■ What you should do ■
Each line that holds the word "seaborn" should be returned.

■ Records to process ■

■ ■ ■ ■ ■ ■ ■

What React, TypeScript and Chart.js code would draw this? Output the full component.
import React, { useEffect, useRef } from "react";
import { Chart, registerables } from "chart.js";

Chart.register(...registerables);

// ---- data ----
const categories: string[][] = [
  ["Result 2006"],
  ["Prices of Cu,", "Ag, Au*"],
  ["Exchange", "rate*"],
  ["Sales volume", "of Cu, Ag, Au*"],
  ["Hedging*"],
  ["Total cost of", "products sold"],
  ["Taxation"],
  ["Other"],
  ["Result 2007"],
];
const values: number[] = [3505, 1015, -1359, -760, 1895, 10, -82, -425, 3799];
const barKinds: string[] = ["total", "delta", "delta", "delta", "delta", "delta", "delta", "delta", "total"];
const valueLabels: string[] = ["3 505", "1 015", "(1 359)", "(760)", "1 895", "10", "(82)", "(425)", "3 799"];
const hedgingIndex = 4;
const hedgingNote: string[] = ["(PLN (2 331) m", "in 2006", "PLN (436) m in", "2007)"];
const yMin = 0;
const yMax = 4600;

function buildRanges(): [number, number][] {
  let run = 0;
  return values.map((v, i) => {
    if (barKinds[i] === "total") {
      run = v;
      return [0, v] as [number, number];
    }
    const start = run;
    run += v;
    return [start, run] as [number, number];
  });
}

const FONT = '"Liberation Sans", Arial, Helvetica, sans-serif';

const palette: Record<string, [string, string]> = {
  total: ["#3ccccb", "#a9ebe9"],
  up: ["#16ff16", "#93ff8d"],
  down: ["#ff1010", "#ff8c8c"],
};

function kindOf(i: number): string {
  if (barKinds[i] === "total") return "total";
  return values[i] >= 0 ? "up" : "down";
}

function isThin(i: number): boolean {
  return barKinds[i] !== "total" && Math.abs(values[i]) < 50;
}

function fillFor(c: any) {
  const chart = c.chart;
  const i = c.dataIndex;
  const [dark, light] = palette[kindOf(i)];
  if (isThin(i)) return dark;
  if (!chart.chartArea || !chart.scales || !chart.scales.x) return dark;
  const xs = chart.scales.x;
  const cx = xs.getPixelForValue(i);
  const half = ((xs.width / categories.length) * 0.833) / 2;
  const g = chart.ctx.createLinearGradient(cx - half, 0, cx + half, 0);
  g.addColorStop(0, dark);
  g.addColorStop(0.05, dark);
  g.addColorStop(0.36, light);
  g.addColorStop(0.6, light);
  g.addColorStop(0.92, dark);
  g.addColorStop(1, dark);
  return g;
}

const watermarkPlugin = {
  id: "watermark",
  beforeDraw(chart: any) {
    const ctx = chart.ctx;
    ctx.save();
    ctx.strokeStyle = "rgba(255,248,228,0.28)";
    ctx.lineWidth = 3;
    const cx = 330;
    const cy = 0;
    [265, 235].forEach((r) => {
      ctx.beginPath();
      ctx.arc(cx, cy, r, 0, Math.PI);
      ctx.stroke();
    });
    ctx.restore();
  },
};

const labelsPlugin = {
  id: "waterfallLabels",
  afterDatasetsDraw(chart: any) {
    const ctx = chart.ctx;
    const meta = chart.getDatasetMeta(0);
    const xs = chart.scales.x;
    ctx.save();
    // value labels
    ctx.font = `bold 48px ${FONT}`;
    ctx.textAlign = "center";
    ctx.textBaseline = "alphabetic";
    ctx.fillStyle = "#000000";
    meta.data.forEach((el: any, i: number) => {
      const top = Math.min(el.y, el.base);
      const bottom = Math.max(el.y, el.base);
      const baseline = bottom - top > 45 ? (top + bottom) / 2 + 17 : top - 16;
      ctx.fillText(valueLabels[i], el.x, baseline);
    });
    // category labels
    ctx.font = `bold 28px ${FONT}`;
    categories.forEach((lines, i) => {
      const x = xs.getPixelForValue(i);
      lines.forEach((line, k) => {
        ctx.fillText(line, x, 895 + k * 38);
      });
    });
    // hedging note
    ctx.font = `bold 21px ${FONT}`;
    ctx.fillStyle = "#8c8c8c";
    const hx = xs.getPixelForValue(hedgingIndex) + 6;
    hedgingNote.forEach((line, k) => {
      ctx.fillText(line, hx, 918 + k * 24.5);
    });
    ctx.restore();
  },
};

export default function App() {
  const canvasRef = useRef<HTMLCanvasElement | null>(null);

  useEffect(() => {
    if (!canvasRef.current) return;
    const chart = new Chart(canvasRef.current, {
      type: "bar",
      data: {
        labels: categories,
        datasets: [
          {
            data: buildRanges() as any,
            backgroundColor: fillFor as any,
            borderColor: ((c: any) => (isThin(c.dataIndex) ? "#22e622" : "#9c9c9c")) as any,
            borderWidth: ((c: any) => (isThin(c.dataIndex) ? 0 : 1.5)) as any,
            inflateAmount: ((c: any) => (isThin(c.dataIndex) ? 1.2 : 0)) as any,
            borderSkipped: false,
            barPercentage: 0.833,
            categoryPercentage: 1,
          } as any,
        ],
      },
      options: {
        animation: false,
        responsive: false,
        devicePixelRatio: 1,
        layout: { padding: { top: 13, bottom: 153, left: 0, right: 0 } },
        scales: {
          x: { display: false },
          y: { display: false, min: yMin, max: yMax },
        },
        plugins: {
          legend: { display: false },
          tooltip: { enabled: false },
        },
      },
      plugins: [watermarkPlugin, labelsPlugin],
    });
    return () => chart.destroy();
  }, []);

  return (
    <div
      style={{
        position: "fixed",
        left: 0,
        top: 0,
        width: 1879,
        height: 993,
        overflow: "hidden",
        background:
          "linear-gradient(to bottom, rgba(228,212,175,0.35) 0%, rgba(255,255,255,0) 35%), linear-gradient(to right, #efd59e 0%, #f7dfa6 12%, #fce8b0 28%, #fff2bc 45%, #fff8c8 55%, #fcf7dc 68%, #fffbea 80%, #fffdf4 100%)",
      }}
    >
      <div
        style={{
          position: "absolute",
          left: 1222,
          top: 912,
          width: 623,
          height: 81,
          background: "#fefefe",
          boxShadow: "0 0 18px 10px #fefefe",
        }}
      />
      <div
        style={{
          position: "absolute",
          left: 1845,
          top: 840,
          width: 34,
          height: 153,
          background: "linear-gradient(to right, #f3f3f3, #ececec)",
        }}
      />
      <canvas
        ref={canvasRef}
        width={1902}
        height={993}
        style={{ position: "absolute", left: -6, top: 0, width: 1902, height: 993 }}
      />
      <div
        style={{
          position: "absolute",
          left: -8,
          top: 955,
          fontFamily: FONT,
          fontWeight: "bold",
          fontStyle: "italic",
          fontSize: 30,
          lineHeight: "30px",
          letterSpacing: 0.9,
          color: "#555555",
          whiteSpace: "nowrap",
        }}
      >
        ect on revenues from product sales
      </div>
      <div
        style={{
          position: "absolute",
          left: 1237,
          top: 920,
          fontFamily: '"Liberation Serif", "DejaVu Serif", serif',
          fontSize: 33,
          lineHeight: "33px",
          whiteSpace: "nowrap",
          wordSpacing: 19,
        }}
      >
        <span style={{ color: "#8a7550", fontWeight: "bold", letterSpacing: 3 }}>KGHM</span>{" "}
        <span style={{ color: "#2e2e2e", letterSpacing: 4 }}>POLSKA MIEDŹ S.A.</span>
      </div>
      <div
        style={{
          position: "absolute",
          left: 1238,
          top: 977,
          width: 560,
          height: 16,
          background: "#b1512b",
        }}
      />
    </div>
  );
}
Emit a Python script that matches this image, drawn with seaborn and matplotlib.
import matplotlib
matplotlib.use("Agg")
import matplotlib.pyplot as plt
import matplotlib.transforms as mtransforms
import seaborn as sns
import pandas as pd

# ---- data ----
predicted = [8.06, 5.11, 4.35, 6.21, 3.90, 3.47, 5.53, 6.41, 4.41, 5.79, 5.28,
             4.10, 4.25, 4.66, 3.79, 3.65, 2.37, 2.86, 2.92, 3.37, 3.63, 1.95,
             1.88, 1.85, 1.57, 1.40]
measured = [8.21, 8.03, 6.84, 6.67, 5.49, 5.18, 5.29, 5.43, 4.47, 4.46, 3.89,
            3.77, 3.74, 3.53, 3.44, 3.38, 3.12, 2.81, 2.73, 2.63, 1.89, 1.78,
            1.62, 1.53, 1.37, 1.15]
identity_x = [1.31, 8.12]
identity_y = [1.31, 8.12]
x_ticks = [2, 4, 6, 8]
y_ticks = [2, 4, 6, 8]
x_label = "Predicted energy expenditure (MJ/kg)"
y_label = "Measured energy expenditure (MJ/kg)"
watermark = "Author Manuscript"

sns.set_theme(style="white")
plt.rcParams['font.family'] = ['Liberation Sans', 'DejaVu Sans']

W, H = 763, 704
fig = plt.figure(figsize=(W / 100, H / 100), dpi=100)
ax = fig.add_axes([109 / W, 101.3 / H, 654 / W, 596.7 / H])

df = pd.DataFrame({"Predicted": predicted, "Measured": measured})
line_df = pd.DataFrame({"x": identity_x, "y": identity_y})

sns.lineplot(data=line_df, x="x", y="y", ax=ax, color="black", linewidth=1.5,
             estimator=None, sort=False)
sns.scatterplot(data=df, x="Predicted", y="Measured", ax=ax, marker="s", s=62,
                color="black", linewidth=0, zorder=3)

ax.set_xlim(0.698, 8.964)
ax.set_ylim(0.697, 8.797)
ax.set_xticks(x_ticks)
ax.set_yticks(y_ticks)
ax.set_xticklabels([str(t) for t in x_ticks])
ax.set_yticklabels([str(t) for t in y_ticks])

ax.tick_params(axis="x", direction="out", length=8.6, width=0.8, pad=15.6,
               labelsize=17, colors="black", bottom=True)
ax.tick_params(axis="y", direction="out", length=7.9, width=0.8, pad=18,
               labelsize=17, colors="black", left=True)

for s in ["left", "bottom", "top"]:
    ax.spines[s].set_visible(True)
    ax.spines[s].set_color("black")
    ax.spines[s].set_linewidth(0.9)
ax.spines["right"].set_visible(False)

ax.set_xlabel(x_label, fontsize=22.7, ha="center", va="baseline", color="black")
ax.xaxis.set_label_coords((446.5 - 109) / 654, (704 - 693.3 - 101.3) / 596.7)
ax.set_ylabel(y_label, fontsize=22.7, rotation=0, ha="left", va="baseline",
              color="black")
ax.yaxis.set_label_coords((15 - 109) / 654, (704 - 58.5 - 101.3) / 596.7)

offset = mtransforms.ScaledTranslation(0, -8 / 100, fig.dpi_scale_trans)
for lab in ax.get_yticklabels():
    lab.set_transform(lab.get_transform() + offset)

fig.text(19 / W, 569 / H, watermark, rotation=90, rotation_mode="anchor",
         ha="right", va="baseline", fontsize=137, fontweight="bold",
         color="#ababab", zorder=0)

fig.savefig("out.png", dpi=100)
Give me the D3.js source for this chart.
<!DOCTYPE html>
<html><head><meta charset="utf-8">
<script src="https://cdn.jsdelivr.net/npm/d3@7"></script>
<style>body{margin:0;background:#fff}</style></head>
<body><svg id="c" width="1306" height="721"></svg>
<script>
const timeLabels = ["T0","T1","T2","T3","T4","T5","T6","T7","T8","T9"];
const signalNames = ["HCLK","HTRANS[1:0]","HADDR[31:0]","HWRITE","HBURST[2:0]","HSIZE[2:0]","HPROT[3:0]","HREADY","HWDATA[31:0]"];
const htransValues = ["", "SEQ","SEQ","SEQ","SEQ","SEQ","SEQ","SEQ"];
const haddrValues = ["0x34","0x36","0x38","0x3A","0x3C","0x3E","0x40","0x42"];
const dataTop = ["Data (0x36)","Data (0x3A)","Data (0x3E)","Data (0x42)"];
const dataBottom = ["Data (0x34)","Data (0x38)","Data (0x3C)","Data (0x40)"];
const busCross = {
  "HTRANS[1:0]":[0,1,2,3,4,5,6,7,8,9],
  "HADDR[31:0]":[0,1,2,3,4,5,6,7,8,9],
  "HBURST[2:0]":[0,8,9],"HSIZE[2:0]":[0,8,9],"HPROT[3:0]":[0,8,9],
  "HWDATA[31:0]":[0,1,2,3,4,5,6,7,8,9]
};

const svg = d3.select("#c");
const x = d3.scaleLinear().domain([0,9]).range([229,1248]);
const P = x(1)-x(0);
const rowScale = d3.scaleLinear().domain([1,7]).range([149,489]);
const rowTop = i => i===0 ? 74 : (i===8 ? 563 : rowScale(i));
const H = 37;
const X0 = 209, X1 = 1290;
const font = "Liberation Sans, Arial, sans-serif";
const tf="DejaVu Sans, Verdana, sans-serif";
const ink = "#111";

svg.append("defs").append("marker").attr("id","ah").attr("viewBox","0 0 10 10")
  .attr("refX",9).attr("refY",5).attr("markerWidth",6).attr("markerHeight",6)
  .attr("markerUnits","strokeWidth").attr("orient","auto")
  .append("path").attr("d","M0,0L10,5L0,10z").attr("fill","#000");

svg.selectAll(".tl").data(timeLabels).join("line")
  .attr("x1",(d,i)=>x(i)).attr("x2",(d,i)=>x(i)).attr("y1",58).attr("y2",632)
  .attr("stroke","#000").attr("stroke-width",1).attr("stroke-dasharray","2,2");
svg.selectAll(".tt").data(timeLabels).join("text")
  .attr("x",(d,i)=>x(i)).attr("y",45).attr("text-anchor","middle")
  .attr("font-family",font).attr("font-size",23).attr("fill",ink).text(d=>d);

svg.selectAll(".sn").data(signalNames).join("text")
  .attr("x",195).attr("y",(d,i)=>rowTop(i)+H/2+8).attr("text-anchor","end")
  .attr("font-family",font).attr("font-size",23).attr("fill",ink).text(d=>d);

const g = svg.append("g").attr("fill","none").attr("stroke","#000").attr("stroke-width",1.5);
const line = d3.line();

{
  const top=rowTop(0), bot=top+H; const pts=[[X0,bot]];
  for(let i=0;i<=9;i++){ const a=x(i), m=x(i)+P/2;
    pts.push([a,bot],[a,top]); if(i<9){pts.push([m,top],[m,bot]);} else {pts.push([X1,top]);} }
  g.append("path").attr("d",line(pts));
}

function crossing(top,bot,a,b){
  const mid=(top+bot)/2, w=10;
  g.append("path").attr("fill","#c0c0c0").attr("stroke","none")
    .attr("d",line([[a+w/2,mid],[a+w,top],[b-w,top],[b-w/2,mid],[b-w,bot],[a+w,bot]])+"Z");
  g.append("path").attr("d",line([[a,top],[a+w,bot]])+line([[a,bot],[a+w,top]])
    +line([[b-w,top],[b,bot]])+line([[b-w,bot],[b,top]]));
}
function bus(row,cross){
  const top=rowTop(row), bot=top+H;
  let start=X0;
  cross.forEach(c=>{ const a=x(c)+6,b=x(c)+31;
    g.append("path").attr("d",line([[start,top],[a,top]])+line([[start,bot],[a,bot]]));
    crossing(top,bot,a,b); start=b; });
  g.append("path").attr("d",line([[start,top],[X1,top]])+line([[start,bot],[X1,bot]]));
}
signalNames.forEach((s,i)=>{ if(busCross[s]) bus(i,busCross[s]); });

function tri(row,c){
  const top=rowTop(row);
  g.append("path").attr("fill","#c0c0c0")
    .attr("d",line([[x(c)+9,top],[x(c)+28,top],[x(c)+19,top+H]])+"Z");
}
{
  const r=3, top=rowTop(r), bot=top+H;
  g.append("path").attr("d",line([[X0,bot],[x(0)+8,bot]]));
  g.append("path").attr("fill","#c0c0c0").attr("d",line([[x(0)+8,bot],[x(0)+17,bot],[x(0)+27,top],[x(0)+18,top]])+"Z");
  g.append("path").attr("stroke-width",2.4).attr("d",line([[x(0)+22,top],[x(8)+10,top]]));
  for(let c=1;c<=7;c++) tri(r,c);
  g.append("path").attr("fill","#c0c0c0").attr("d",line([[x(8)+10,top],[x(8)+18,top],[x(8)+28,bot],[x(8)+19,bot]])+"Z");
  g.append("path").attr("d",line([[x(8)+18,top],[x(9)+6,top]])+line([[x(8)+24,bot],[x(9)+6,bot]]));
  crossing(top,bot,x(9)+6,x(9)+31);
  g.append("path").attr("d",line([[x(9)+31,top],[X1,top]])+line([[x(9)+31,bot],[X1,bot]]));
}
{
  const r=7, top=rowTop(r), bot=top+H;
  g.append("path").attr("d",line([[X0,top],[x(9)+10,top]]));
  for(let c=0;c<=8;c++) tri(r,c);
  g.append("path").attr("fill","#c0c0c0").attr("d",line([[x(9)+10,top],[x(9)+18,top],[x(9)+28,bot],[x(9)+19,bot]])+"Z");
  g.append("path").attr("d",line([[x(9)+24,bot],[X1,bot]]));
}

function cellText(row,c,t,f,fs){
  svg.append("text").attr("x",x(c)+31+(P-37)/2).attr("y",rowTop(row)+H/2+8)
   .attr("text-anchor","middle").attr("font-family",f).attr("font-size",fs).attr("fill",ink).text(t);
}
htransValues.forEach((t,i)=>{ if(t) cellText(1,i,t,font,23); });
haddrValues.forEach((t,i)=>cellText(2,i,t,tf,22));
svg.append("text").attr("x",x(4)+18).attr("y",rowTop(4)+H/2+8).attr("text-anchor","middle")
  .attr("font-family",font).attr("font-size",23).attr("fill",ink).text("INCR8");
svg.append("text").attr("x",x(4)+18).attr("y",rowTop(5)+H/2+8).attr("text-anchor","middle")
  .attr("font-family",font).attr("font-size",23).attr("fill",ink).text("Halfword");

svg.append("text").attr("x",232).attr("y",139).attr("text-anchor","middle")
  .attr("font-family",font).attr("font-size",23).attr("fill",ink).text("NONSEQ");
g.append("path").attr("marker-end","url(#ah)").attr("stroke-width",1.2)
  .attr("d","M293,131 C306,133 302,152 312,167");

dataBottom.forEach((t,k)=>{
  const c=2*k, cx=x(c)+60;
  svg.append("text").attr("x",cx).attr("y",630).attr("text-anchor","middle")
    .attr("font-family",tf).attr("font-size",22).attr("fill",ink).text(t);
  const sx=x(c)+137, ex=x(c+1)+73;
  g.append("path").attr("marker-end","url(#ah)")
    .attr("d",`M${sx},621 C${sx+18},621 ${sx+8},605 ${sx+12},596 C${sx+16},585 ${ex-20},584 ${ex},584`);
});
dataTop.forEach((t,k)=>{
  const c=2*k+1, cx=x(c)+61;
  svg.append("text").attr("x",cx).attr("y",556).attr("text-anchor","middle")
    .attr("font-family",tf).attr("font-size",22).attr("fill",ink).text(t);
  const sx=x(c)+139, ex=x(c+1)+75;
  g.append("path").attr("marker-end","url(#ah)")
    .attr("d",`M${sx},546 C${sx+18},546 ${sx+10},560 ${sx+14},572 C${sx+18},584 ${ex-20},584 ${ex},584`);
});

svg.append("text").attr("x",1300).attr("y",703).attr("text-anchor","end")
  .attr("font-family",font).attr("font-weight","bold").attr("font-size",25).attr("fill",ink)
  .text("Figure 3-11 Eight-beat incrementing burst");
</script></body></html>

■ ■ ■ ■ ■ ■ ■

■ Solution to this exercise ■
Emit a Python script that matches this image, drawn with seaborn and matplotlib.
import seaborn as sns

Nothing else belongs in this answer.